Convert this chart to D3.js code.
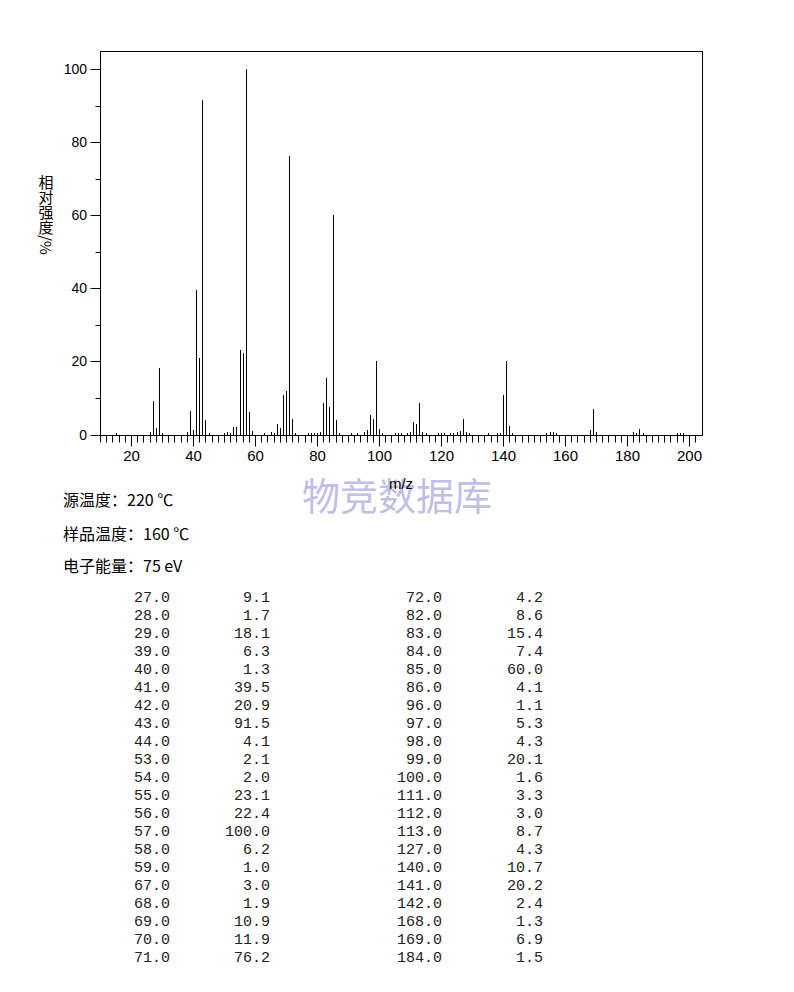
<!DOCTYPE html>
<html>
<head>
<meta charset="utf-8">
<script src="https://cdn.jsdelivr.net/npm/d3@7/dist/d3.min.js"></script>
<style>
  html, body { margin: 0; padding: 0; background: #fff; }
  svg { display: block; }
</style>
</head>
<body>
<svg id="chart" width="794" height="992"></svg>
<script>
// m/z values and relative intensities (%) of all drawn peaks
const mzValues = [15, 26, 27, 28, 29, 30, 38, 39, 40, 41, 42, 43, 44, 45, 50, 51, 52, 53, 54, 55, 56, 57, 58, 59,
  63, 65, 66, 67, 68, 69, 70, 71, 72, 73, 77, 78, 79, 80, 81, 82, 83, 84, 85, 86, 87, 91, 93, 95, 96, 97, 98, 99, 100, 101,
  105, 106, 107, 109, 110, 111, 112, 113, 114, 115, 119, 120, 121, 123, 124, 125, 126, 127, 128, 129,
  135, 138, 139, 140, 141, 142, 143, 154, 155, 156, 157, 168, 169, 170, 182, 183, 184, 185, 196, 197, 198];
const intensities = [0.4, 0.8, 9.1, 1.7, 18.1, 0.5, 0.7, 6.3, 1.3, 39.5, 20.9, 91.5, 4.1, 0.4, 0.4, 0.8, 0.5, 2.1, 2.0, 23.1, 22.4, 100.0, 6.2, 1.0,
  0.3, 0.8, 0.5, 3.0, 1.9, 10.9, 11.9, 76.2, 4.2, 0.4, 0.5, 0.3, 0.4, 0.3, 0.7, 8.6, 15.4, 7.4, 60.0, 4.1, 0.3, 0.3, 0.3, 0.8, 1.1, 5.3, 4.3, 20.1, 1.6, 0.5,
  0.3, 0.3, 0.3, 0.5, 0.8, 3.3, 3.0, 8.7, 0.8, 0.3, 0.3, 0.3, 0.3, 0.4, 0.4, 0.7, 0.9, 4.3, 0.7, 0.3,
  0.3, 0.4, 0.4, 10.7, 20.2, 2.4, 0.4, 0.4, 0.6, 0.7, 0.4, 1.3, 6.9, 0.8, 0.6, 0.4, 1.5, 0.4, 0.4, 0.5, 0.5];

const xMajorTicks = [20, 40, 60, 80, 100, 120, 140, 160, 180, 200];
const yMajorTicks = [0, 20, 40, 60, 80, 100];
const yMinorTicks = [10, 30, 50, 70, 90];
const xLabel = "m/z";
const yLabel = "相对强度/%";
const infoLines = ["源温度：220 ℃", "样品温度：160 ℃", "电子能量：75 eV"];
const watermark = "物竞数据库";

(function () {
const svg = d3.select("#chart");
const x = d3.scaleLinear().domain([10, 204]).range([100, 701.5]);
const y = d3.scaleLinear().domain([0, 100]).range([434.5, 69]);
const crisp = v => Math.round(v) + 0.5;

const fL = crisp(x(10)), fR = crisp(x(204)), fT = crisp(y(105)), fB = crisp(y(0));

// watermark (behind)
svg.append("text")
  .attr("x", 397).attr("y", 510)
  .attr("text-anchor", "middle")
  .attr("font-family", "'Noto Sans CJK SC', sans-serif")
  .attr("font-size", 38)
  .attr("fill", "#bfbfe8")
  .text(watermark);

// frame
svg.append("rect")
  .attr("x", fL).attr("y", fT)
  .attr("width", fR - fL).attr("height", fB - fT)
  .attr("fill", "none").attr("stroke", "#000").attr("stroke-width", 1);

// peaks
const peaks = mzValues.map((m, i) => ({ mz: m, v: intensities[i] }));
svg.append("g").selectAll("line").data(peaks).join("line")
  .attr("x1", d => crisp(x(d.mz))).attr("x2", d => crisp(x(d.mz)))
  .attr("y1", fB).attr("y2", d => Math.min(fB - 1, Math.round(y(d.v))))
  .attr("stroke", "#000").attr("stroke-width", 1);

// x axis ticks
const xMinor = d3.range(10, 204, 2).filter(v => !xMajorTicks.includes(v));
const gx = svg.append("g");
gx.selectAll("line.minor").data(xMinor).join("line").attr("class", "minor")
  .attr("x1", d => crisp(x(d))).attr("x2", d => crisp(x(d)))
  .attr("y1", fB).attr("y2", fB + 7).attr("stroke", "#000");
gx.selectAll("line.major").data(xMajorTicks).join("line").attr("class", "major")
  .attr("x1", d => crisp(x(d))).attr("x2", d => crisp(x(d)))
  .attr("y1", fB).attr("y2", fB + 11).attr("stroke", "#000");
gx.selectAll("text").data(xMajorTicks).join("text")
  .attr("x", d => crisp(x(d))).attr("y", 461)
  .attr("text-anchor", "middle")
  .attr("font-family", "'Liberation Sans', Arial, sans-serif")
  .attr("font-size", 15).attr("fill", "#000")
  .text(d => d);

// y axis ticks
const gy = svg.append("g");
gy.selectAll("line.minor").data(yMinorTicks).join("line").attr("class", "minor")
  .attr("y1", d => crisp(y(d))).attr("y2", d => crisp(y(d)))
  .attr("x1", fL).attr("x2", fL - 5).attr("stroke", "#000");
gy.selectAll("line.major").data(yMajorTicks).join("line").attr("class", "major")
  .attr("y1", d => crisp(y(d))).attr("y2", d => crisp(y(d)))
  .attr("x1", fL).attr("x2", fL - 10).attr("stroke", "#000");
gy.selectAll("text").data(yMajorTicks).join("text")
  .attr("x", 87).attr("y", d => y(d) + 5)
  .attr("text-anchor", "end")
  .attr("font-family", "'Liberation Sans', Arial, sans-serif")
  .attr("font-size", 14).attr("fill", "#000")
  .text(d => d);

// axis labels
svg.append("text")
  .attr("x", 401).attr("y", 489)
  .attr("text-anchor", "middle")
  .attr("font-family", "'Liberation Sans', Arial, sans-serif")
  .attr("font-size", 15).attr("fill", "#000")
  .text(xLabel);

svg.append("text")
  .attr("x", 46).attr("y", 175)
  .style("writing-mode", "vertical-rl")
  .attr("font-family", "'Noto Sans CJK SC', sans-serif")
  .attr("font-size", 15).attr("fill", "#000")
  .text(yLabel);

// info lines
svg.append("g").selectAll("text").data(infoLines).join("text")
  .attr("x", 63).attr("y", (d, i) => [506, 540, 572][i])
  .attr("font-family", "'Noto Sans CJK SC', sans-serif")
  .attr("font-size", 16).attr("fill", "#000")
  .text(d => d);

// peak table: intensities >= 1.0, split into two columns
const listed = peaks.filter(p => p.v >= 1.0);
const half = Math.ceil(listed.length / 2);
const cols = [listed.slice(0, half), listed.slice(half)];
const colX = [[170, 270], [442, 543]];
const tbl = svg.append("g")
  .attr("font-family", "'Liberation Mono', 'Courier New', monospace")
  .attr("font-size", 15).attr("fill", "#222");
cols.forEach((col, ci) => {
  tbl.append("g").selectAll("text").data(col).join("text")
    .attr("x", colX[ci][0]).attr("y", (d, i) => 602 + i * 18)
    .attr("text-anchor", "end").text(d => d.mz.toFixed(1));
  tbl.append("g").selectAll("text").data(col).join("text")
    .attr("x", colX[ci][1]).attr("y", (d, i) => 602 + i * 18)
    .attr("text-anchor", "end").text(d => d.v.toFixed(1));
});
})();
</script>
</body>
</html>
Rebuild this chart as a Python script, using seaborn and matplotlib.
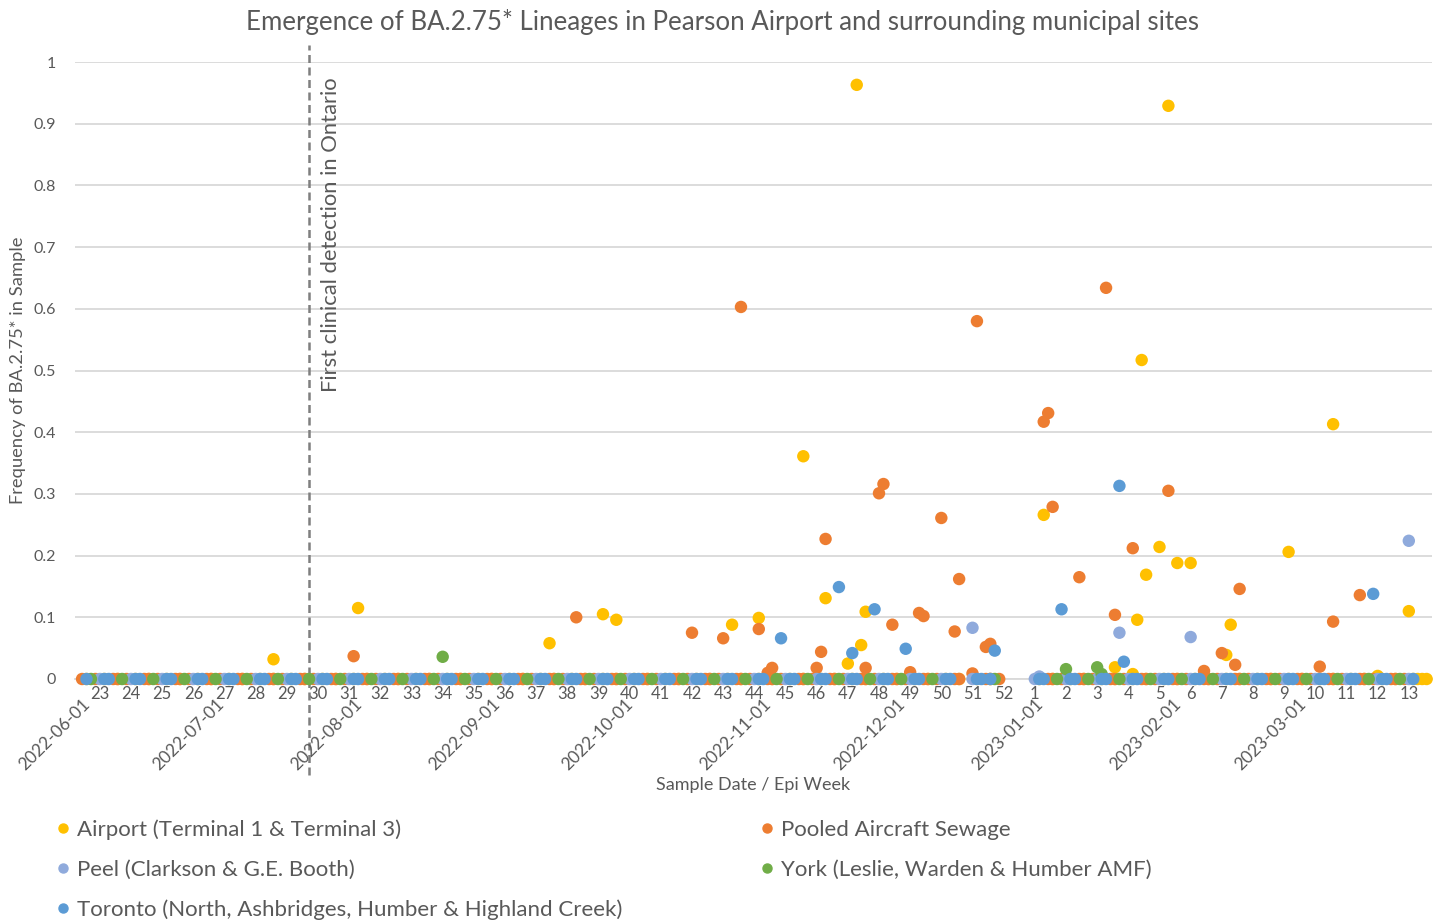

^^^^^^^^

**What you will do**
Retype the data above exactly; pictures are not part of the copy.

**Answer to this exercise**
Convert this chart to D3.js code.
<!DOCTYPE html>
<html>
<head>
<meta charset="utf-8">
<script src="https://cdn.jsdelivr.net/npm/d3@7/dist/d3.min.js"></script>
<style>
  html, body { margin: 0; padding: 0; background: #fff; }
  svg { display: block; }
</style>
</head>
<body>
<svg id="chart" width="794" height="992"></svg>
<script>
// m/z values and relative intensities (%) of all drawn peaks
const mzValues = [15, 26, 27, 28, 29, 30, 38, 39, 40, 41, 42, 43, 44, 45, 50, 51, 52, 53, 54, 55, 56, 57, 58, 59,
  63, 65, 66, 67, 68, 69, 70, 71, 72, 73, 77, 78, 79, 80, 81, 82, 83, 84, 85, 86, 87, 91, 93, 95, 96, 97, 98, 99, 100, 101,
  105, 106, 107, 109, 110, 111, 112, 113, 114, 115, 119, 120, 121, 123, 124, 125, 126, 127, 128, 129,
  135, 138, 139, 140, 141, 142, 143, 154, 155, 156, 157, 168, 169, 170, 182, 183, 184, 185, 196, 197, 198];
const intensities = [0.4, 0.8, 9.1, 1.7, 18.1, 0.5, 0.7, 6.3, 1.3, 39.5, 20.9, 91.5, 4.1, 0.4, 0.4, 0.8, 0.5, 2.1, 2.0, 23.1, 22.4, 100.0, 6.2, 1.0,
  0.3, 0.8, 0.5, 3.0, 1.9, 10.9, 11.9, 76.2, 4.2, 0.4, 0.5, 0.3, 0.4, 0.3, 0.7, 8.6, 15.4, 7.4, 60.0, 4.1, 0.3, 0.3, 0.3, 0.8, 1.1, 5.3, 4.3, 20.1, 1.6, 0.5,
  0.3, 0.3, 0.3, 0.5, 0.8, 3.3, 3.0, 8.7, 0.8, 0.3, 0.3, 0.3, 0.3, 0.4, 0.4, 0.7, 0.9, 4.3, 0.7, 0.3,
  0.3, 0.4, 0.4, 10.7, 20.2, 2.4, 0.4, 0.4, 0.6, 0.7, 0.4, 1.3, 6.9, 0.8, 0.6, 0.4, 1.5, 0.4, 0.4, 0.5, 0.5];

const xMajorTicks = [20, 40, 60, 80, 100, 120, 140, 160, 180, 200];
const yMajorTicks = [0, 20, 40, 60, 80, 100];
const yMinorTicks = [10, 30, 50, 70, 90];
const xLabel = "m/z";
const yLabel = "相对强度/%";
const infoLines = ["源温度：220 ℃", "样品温度：160 ℃", "电子能量：75 eV"];
const watermark = "物竞数据库";

(function () {
const svg = d3.select("#chart");
const x = d3.scaleLinear().domain([10, 204]).range([100, 701.5]);
const y = d3.scaleLinear().domain([0, 100]).range([434.5, 69]);
const crisp = v => Math.round(v) + 0.5;

const fL = crisp(x(10)), fR = crisp(x(204)), fT = crisp(y(105)), fB = crisp(y(0));

// watermark (behind)
svg.append("text")
  .attr("x", 397).attr("y", 510)
  .attr("text-anchor", "middle")
  .attr("font-family", "'Noto Sans CJK SC', sans-serif")
  .attr("font-size", 38)
  .attr("fill", "#bfbfe8")
  .text(watermark);

// frame
svg.append("rect")
  .attr("x", fL).attr("y", fT)
  .attr("width", fR - fL).attr("height", fB - fT)
  .attr("fill", "none").attr("stroke", "#000").attr("stroke-width", 1);

// peaks
const peaks = mzValues.map((m, i) => ({ mz: m, v: intensities[i] }));
svg.append("g").selectAll("line").data(peaks).join("line")
  .attr("x1", d => crisp(x(d.mz))).attr("x2", d => crisp(x(d.mz)))
  .attr("y1", fB).attr("y2", d => Math.min(fB - 1, Math.round(y(d.v))))
  .attr("stroke", "#000").attr("stroke-width", 1);

// x axis ticks
const xMinor = d3.range(10, 204, 2).filter(v => !xMajorTicks.includes(v));
const gx = svg.append("g");
gx.selectAll("line.minor").data(xMinor).join("line").attr("class", "minor")
  .attr("x1", d => crisp(x(d))).attr("x2", d => crisp(x(d)))
  .attr("y1", fB).attr("y2", fB + 7).attr("stroke", "#000");
gx.selectAll("line.major").data(xMajorTicks).join("line").attr("class", "major")
  .attr("x1", d => crisp(x(d))).attr("x2", d => crisp(x(d)))
  .attr("y1", fB).attr("y2", fB + 11).attr("stroke", "#000");
gx.selectAll("text").data(xMajorTicks).join("text")
  .attr("x", d => crisp(x(d))).attr("y", 461)
  .attr("text-anchor", "middle")
  .attr("font-family", "'Liberation Sans', Arial, sans-serif")
  .attr("font-size", 15).attr("fill", "#000")
  .text(d => d);

// y axis ticks
const gy = svg.append("g");
gy.selectAll("line.minor").data(yMinorTicks).join("line").attr("class", "minor")
  .attr("y1", d => crisp(y(d))).attr("y2", d => crisp(y(d)))
  .attr("x1", fL).attr("x2", fL - 5).attr("stroke", "#000");
gy.selectAll("line.major").data(yMajorTicks).join("line").attr("class", "major")
  .attr("y1", d => crisp(y(d))).attr("y2", d => crisp(y(d)))
  .attr("x1", fL).attr("x2", fL - 10).attr("stroke", "#000");
gy.selectAll("text").data(yMajorTicks).join("text")
  .attr("x", 87).attr("y", d => y(d) + 5)
  .attr("text-anchor", "end")
  .attr("font-family", "'Liberation Sans', Arial, sans-serif")
  .attr("font-size", 14).attr("fill", "#000")
  .text(d => d);

// axis labels
svg.append("text")
  .attr("x", 401).attr("y", 489)
  .attr("text-anchor", "middle")
  .attr("font-family", "'Liberation Sans', Arial, sans-serif")
  .attr("font-size", 15).attr("fill", "#000")
  .text(xLabel);

svg.append("text")
  .attr("x", 46).attr("y", 175)
  .style("writing-mode", "vertical-rl")
  .attr("font-family", "'Noto Sans CJK SC', sans-serif")
  .attr("font-size", 15).attr("fill", "#000")
  .text(yLabel);

// info lines
svg.append("g").selectAll("text").data(infoLines).join("text")
  .attr("x", 63).attr("y", (d, i) => [506, 540, 572][i])
  .attr("font-family", "'Noto Sans CJK SC', sans-serif")
  .attr("font-size", 16).attr("fill", "#000")
  .text(d => d);

// peak table: intensities >= 1.0, split into two columns
const listed = peaks.filter(p => p.v >= 1.0);
const half = Math.ceil(listed.length / 2);
const cols = [listed.slice(0, half), listed.slice(half)];
const colX = [[170, 270], [442, 543]];
const tbl = svg.append("g")
  .attr("font-family", "'Liberation Mono', 'Courier New', monospace")
  .attr("font-size", 15).attr("fill", "#222");
cols.forEach((col, ci) => {
  tbl.append("g").selectAll("text").data(col).join("text")
    .attr("x", colX[ci][0]).attr("y", (d, i) => 602 + i * 18)
    .attr("text-anchor", "end").text(d => d.mz.toFixed(1));
  tbl.append("g").selectAll("text").data(col).join("text")
    .attr("x", colX[ci][1]).attr("y", (d, i) => 602 + i * 18)
    .attr("text-anchor", "end").text(d => d.v.toFixed(1));
});
})();
</script>
</body>
</html>
Rebuild this chart as a Python script, using seaborn and matplotlib.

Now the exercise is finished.